First, the Eagles disbanded in 1980 amid strained relations between Frey and Felder that were made public on stage during a performance.
"There were times when they were quarrelling and there were times when we couldn't really get them together in the studio at the same time," Dellacasa-Wadro recalled.
When the band wasn't quarrelling, the group could often be seen enjoying the South Florida sunshine at nearby Peacock Park, Dellacasa-Wadro said.
But that fun in the sun seemed to be a temporary escape from the division that ultimately led to the band's breakup.
"We would have one group come in and do their parts and then, you know, have the other group come in and do their parts," Dellacasa-Wadro said.
Then in 1982, Bayshore Recording Studios closed to make way for the Grand Bay Hotel, which has since been demolished. A condominium is now being built in its place.
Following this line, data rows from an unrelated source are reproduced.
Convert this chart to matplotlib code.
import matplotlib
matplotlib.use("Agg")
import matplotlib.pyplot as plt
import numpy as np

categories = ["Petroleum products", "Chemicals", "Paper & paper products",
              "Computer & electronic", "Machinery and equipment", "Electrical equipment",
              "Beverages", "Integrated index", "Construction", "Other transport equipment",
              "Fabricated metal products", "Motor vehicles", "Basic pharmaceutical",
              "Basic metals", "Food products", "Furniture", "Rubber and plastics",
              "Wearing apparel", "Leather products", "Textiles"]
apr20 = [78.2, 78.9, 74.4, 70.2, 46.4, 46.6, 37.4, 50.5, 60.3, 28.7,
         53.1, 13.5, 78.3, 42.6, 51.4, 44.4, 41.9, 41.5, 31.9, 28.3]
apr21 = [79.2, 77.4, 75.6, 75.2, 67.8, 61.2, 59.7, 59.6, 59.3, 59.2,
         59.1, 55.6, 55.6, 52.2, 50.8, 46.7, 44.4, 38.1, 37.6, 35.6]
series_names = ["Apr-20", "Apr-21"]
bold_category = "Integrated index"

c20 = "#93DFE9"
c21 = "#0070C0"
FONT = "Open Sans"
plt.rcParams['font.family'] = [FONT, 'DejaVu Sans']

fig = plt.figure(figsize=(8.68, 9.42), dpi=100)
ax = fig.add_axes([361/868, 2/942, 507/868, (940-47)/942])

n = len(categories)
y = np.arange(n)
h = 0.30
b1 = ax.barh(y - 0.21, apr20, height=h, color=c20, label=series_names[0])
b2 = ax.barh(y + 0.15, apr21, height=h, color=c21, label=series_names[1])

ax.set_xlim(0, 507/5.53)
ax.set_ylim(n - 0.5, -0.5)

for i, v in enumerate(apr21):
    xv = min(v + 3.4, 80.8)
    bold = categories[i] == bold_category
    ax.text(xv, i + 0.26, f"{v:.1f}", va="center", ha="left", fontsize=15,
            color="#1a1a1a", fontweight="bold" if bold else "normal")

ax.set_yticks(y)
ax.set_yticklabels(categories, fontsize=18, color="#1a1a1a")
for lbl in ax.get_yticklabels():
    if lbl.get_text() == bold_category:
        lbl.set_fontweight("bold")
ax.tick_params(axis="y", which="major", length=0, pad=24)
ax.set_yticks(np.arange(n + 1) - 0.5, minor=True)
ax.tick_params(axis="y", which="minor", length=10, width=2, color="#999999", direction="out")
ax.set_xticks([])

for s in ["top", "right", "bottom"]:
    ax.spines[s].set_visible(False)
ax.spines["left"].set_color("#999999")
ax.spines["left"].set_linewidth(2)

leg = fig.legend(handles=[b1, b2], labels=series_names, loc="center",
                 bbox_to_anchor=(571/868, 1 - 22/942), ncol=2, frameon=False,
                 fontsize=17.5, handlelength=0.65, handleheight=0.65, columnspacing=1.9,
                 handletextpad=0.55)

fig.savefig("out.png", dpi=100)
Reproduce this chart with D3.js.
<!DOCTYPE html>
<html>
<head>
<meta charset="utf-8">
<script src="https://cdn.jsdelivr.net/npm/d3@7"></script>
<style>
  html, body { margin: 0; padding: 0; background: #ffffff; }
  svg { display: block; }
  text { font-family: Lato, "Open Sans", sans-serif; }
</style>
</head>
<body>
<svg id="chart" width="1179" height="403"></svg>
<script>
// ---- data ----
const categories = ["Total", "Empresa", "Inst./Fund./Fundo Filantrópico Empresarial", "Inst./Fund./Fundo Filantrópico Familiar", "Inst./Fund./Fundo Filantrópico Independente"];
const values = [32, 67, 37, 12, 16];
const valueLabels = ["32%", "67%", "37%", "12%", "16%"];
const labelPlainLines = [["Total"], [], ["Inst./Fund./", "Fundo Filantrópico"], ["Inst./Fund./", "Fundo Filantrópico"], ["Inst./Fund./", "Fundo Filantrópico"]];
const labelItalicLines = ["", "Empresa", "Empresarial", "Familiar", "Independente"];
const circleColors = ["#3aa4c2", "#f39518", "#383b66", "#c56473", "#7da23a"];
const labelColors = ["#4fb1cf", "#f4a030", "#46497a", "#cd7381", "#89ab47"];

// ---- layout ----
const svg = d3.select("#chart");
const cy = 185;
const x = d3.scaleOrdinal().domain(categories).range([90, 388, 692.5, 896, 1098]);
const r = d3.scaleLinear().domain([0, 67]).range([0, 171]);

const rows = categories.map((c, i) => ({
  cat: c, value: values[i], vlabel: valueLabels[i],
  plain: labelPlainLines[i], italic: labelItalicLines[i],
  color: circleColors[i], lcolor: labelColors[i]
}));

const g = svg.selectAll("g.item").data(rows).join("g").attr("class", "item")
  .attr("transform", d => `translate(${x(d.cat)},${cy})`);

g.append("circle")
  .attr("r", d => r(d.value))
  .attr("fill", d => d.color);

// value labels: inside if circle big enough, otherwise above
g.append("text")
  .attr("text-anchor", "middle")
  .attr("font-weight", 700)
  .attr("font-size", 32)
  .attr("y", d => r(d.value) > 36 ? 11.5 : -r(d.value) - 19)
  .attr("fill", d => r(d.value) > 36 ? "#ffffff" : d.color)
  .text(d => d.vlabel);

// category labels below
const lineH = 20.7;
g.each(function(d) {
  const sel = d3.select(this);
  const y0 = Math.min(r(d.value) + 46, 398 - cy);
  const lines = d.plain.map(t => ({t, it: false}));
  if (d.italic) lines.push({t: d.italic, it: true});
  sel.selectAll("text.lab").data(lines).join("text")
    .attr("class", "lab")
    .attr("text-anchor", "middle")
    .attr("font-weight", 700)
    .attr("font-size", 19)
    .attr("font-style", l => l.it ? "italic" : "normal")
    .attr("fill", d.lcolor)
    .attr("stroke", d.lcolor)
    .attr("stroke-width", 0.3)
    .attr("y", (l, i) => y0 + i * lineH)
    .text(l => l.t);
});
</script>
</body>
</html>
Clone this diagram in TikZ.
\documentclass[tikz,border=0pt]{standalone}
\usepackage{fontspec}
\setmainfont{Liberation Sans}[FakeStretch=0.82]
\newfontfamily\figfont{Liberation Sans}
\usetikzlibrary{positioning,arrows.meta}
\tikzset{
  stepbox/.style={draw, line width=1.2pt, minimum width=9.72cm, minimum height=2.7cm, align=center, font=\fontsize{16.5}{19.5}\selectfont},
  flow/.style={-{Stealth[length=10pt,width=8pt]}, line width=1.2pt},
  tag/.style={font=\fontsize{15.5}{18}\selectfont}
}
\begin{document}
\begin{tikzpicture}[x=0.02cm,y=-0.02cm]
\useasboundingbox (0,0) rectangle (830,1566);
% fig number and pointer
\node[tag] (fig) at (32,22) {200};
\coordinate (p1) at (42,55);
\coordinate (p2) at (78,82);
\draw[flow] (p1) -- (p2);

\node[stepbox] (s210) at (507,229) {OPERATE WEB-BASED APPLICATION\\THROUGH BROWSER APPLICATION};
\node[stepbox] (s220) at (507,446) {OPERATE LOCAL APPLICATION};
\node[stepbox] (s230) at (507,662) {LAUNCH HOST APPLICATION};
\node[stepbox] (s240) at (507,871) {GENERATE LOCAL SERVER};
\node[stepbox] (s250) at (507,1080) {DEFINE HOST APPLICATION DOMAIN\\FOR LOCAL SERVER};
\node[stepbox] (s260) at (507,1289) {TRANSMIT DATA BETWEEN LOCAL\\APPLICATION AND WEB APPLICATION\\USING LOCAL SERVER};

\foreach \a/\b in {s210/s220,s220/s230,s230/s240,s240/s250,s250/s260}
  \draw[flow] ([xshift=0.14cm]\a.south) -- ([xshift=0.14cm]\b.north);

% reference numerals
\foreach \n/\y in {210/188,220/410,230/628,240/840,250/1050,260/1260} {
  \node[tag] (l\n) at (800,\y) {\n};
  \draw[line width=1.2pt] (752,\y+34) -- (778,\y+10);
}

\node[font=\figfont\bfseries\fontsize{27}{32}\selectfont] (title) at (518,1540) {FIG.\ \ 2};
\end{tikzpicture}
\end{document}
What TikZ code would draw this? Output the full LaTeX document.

Szymczyk filed a lawsuit after the owner sold the property to the hotel developers with several years remaining on his lease.
In the end, he was able "to make a few bucks out of it."
"But I was still, regardless, very, very sorry to see the studio go," Szymczyk said.
Dellacasa-Wadro stuck around for a short to help Szymczyk with his company, Pandora Productions, but she eventually left the business and moved to central Florida, where she resides today.
"By the time that Bayshore was coming to an end … I think I was kind of burning out, to be honest with you," Dellacasa-Wadro said.
Szymczyk remained in Miami until 1990, when he moved to North Carolina with his family. He is now "putting the 'retired' in semi-retired," he said.
Gone are the days of the self-built music studios of the recording industry, replaced instead by the home studios of the 21st century. Digital downloads have overtaken traditional album sales and forced a seismic shift in the way record labels turn a profit. The playground for musical creativity that was once the recording studio is now mostly vacant.
For Szymczyk and other studio-bred producers like him, maybe that's just as well.
"I'm very happy I was born when I was," he said when asked about the direction of today's industry.